• [INSTRUCTIONS FOR THE TASK] Reproduce nothing except the lines between the line with "What Plotly code" and the line with "import plotly.graph_objects as go", both ends included, and please leave out pictures.

• [ENTRIES SUPPLIED]
* Begin *
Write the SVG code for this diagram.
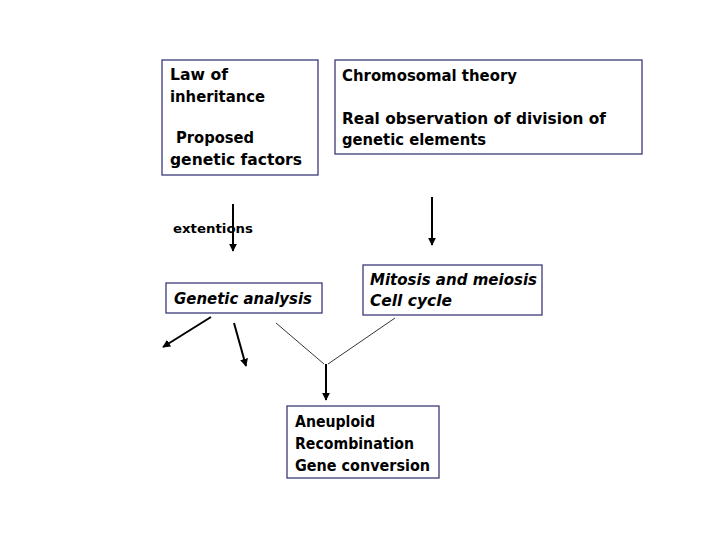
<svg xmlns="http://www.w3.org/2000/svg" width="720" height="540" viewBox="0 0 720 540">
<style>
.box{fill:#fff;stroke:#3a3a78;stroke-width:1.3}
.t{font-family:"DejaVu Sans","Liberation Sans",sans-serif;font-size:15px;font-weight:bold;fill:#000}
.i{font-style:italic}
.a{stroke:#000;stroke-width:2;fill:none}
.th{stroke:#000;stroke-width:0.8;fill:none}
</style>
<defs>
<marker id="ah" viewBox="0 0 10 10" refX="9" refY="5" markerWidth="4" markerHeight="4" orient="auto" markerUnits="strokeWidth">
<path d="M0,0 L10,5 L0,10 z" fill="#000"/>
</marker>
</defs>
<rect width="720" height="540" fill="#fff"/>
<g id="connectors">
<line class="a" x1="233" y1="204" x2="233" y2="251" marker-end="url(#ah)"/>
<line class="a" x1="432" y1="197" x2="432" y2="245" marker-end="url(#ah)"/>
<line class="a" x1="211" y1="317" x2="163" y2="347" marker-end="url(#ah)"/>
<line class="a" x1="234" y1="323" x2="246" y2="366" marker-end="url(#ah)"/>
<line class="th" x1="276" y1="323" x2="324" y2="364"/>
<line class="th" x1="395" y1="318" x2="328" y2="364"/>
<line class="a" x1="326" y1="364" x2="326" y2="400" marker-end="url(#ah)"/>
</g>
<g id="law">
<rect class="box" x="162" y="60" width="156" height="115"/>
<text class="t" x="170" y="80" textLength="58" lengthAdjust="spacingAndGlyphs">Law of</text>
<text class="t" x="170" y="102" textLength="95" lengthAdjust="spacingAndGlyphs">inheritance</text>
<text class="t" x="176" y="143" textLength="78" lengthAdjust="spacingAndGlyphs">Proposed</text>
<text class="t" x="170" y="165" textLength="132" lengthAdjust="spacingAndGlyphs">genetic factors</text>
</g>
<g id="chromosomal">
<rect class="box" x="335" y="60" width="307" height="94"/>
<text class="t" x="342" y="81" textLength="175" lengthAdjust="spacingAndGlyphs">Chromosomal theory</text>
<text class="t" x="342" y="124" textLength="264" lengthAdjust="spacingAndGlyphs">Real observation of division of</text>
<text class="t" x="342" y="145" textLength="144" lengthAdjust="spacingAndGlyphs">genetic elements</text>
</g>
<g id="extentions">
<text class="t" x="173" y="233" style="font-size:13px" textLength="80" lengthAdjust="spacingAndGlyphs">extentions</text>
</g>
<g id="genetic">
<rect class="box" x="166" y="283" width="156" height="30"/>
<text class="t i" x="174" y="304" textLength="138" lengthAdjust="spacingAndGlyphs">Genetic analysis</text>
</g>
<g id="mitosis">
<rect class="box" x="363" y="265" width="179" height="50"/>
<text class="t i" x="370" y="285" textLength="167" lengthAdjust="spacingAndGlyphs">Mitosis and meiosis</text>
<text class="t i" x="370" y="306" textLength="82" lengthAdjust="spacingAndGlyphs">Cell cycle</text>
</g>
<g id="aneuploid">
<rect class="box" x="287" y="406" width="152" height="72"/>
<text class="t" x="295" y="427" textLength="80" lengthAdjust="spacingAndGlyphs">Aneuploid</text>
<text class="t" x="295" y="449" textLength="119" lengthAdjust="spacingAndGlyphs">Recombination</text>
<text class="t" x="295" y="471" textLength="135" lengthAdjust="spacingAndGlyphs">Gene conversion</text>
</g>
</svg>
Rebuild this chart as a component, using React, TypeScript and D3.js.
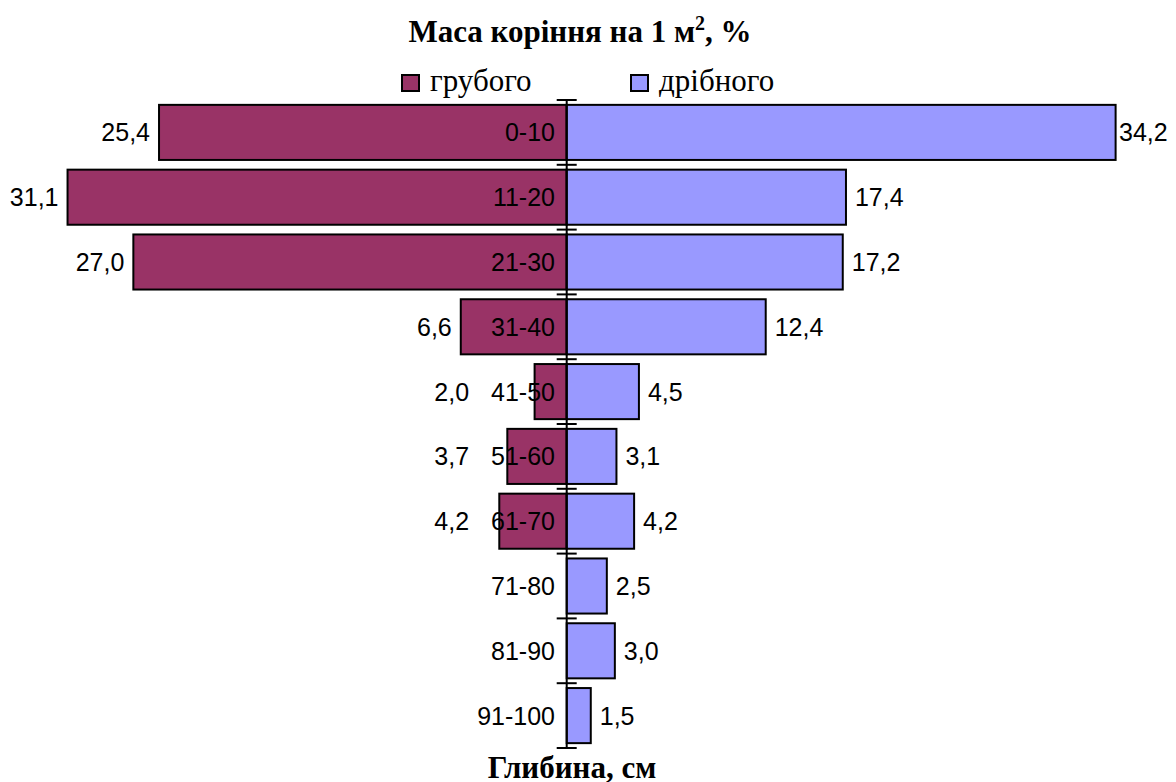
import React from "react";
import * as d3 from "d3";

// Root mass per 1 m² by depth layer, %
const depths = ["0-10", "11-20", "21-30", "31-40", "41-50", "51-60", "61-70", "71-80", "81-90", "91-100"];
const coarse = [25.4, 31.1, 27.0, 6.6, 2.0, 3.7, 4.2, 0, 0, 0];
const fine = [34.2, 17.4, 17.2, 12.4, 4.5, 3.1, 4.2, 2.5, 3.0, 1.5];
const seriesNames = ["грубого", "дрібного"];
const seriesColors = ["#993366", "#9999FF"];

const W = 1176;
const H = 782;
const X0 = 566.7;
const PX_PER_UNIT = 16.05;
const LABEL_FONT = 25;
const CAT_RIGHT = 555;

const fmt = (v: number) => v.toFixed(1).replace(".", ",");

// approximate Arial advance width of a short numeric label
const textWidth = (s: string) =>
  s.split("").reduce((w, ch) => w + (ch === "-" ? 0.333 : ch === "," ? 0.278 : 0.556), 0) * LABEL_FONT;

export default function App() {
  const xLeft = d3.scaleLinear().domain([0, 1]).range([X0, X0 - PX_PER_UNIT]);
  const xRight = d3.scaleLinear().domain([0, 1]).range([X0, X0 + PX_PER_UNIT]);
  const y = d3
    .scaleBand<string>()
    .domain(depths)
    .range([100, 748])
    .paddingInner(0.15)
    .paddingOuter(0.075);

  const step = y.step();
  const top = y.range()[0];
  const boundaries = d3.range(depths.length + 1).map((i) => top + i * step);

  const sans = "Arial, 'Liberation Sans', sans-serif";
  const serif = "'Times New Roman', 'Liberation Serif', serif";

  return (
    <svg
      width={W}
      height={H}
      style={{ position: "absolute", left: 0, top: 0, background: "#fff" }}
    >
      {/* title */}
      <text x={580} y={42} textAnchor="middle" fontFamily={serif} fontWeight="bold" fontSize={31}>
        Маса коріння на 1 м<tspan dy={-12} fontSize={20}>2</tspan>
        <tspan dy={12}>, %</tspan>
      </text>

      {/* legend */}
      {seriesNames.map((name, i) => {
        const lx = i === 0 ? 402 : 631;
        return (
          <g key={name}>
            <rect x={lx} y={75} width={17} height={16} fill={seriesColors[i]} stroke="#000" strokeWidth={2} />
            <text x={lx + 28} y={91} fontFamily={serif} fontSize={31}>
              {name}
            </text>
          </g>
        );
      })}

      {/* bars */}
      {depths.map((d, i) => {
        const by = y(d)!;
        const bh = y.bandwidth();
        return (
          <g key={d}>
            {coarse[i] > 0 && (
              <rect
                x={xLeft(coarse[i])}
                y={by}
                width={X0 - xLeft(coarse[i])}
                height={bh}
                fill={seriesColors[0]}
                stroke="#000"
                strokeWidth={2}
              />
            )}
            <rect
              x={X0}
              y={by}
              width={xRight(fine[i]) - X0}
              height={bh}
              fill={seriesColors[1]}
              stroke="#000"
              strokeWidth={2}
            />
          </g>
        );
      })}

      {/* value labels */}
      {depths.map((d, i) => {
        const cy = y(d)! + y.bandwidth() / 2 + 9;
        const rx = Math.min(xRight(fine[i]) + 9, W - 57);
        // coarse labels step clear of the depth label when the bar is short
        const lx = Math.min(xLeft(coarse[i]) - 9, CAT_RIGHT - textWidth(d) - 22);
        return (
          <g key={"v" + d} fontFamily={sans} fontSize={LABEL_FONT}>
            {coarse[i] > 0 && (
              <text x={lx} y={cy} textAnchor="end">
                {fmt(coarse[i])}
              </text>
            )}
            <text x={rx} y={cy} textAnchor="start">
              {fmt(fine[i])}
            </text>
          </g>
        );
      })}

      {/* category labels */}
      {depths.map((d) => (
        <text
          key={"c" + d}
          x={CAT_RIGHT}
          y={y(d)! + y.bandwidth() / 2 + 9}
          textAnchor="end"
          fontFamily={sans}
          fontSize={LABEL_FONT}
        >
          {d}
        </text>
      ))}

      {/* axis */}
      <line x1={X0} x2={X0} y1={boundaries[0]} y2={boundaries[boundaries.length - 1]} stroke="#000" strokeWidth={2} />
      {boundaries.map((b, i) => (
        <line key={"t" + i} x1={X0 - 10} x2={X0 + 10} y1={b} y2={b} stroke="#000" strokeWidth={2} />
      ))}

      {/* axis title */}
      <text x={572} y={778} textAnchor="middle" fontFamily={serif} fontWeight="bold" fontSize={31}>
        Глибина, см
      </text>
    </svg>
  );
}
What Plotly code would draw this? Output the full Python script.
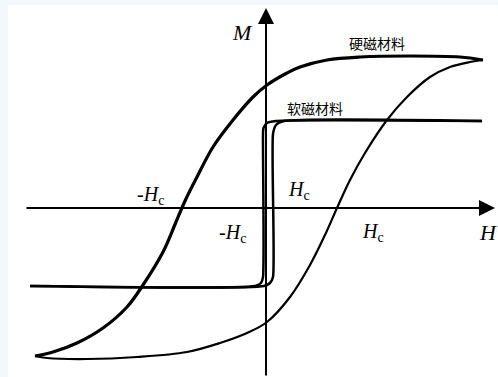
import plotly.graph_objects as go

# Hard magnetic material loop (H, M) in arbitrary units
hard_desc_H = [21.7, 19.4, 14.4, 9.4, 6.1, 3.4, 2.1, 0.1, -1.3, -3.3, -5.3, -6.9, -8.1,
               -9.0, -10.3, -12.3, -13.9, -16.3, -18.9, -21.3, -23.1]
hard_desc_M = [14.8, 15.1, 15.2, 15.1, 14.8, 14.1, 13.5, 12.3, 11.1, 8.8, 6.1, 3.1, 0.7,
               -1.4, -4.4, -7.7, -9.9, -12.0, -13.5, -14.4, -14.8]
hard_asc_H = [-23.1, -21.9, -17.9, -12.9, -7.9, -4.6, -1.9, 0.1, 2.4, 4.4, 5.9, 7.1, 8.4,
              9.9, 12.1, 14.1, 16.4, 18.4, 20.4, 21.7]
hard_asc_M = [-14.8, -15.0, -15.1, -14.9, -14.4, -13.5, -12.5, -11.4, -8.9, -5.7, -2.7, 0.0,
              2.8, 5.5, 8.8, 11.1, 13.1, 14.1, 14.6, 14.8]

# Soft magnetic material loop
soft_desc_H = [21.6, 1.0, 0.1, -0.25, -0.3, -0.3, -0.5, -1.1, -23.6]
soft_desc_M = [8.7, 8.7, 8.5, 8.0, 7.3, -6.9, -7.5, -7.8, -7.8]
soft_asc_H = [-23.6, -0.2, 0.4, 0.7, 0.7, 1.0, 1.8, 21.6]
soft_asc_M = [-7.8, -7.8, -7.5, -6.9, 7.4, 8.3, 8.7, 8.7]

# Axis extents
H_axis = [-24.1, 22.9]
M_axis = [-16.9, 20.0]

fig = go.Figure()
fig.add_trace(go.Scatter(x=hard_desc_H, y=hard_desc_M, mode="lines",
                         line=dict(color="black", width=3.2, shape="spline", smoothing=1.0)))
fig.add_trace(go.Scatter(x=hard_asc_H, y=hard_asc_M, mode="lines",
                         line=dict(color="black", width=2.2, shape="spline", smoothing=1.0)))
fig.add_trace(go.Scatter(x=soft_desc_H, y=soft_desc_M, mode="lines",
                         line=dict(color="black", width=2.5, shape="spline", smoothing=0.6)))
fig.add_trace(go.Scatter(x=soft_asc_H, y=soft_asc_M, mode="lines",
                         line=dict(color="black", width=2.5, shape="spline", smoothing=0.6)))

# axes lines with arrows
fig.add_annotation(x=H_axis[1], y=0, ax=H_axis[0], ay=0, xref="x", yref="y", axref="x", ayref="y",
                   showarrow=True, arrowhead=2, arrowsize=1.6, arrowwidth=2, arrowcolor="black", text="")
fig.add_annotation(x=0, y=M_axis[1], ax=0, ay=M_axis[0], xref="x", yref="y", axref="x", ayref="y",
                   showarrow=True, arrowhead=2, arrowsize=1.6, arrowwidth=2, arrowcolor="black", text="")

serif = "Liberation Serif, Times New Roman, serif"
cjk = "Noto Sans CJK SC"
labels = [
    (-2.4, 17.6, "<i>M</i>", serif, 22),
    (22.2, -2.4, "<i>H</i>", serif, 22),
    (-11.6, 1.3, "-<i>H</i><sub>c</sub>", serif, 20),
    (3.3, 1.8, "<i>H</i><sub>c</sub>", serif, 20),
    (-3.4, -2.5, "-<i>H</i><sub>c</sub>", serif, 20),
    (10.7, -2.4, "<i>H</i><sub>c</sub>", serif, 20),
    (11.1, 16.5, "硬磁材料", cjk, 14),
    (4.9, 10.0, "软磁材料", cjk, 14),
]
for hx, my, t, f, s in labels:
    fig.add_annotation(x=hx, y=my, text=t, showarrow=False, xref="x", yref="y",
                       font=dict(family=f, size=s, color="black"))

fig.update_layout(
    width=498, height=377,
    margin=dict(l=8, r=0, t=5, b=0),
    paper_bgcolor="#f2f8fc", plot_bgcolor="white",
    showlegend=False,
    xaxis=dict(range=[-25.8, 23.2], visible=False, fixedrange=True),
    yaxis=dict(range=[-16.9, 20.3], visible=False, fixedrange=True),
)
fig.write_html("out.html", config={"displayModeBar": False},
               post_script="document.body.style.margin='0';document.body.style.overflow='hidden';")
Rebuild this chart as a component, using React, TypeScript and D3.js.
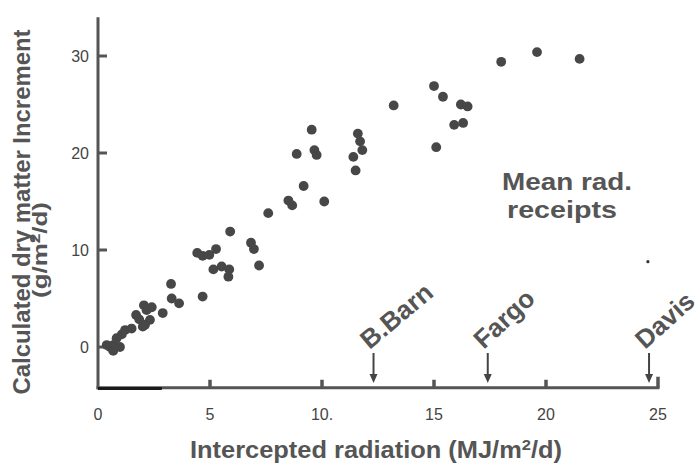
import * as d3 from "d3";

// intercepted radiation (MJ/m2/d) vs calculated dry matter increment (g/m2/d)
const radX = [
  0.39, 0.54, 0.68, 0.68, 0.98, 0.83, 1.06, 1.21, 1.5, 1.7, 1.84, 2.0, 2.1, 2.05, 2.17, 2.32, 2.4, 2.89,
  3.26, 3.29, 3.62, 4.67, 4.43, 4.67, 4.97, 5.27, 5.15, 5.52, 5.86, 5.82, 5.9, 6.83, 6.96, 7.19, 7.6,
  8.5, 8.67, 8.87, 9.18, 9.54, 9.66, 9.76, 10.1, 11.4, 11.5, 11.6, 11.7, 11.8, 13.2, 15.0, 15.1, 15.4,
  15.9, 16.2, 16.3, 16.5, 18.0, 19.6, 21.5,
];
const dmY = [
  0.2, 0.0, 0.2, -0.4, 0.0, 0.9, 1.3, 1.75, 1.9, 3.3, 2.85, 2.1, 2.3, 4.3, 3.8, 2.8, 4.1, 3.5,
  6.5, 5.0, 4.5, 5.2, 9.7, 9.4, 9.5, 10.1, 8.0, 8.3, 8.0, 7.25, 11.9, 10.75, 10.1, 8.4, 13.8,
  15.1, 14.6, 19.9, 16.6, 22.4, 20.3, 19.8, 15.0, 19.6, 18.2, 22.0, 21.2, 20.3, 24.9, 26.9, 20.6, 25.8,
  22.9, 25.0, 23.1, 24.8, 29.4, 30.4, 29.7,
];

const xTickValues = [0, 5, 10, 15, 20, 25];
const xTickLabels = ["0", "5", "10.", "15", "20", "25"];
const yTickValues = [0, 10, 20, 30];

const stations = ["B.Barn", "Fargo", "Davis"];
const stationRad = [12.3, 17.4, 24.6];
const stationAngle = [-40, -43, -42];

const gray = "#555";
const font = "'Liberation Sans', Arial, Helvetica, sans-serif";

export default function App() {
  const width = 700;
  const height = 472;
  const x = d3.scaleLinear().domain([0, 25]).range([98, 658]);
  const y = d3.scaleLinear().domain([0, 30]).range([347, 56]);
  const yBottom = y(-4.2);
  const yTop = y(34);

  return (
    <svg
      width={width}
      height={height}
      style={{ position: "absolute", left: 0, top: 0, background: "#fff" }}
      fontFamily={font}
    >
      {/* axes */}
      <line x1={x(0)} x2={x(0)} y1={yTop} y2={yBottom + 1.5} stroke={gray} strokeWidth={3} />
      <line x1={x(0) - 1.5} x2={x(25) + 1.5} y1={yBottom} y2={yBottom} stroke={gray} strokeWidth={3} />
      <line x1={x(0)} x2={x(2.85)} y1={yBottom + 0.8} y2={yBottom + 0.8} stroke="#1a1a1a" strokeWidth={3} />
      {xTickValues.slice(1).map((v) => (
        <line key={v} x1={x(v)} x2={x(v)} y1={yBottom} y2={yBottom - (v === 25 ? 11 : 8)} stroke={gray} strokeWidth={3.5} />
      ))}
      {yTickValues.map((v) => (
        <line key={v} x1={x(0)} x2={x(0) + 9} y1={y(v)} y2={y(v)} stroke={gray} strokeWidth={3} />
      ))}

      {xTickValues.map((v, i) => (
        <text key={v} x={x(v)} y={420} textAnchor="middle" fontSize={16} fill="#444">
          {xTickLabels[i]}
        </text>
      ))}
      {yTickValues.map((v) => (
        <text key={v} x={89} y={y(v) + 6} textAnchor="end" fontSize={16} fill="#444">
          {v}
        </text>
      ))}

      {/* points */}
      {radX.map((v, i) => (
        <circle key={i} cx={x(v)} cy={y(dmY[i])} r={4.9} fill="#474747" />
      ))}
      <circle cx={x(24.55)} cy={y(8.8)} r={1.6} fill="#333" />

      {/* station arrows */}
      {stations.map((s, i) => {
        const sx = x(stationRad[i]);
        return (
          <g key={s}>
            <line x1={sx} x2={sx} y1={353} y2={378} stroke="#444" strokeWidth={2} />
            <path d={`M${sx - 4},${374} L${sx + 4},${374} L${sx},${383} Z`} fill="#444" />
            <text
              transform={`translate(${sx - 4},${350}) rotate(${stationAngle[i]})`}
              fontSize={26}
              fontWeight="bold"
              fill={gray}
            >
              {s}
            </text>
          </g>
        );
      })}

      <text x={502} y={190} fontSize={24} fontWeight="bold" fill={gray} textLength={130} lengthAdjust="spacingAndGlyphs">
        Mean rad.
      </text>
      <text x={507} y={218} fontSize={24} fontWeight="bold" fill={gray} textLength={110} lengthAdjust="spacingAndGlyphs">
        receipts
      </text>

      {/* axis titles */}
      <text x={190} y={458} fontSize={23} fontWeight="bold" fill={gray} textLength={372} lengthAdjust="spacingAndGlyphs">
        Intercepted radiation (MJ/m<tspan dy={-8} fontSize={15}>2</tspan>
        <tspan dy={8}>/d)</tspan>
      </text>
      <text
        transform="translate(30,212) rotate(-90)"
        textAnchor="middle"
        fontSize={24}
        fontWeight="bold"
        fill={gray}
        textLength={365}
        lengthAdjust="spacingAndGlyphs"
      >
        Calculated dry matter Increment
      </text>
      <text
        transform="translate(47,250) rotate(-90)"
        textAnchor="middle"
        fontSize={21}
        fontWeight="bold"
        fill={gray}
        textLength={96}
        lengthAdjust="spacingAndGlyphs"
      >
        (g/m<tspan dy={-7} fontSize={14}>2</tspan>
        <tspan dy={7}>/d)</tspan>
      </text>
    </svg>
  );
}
* End *
• [SOLUTION TO THIS EXERCISE]
What Plotly code would draw this? Output the full Python script.
import plotly.graph_objects as go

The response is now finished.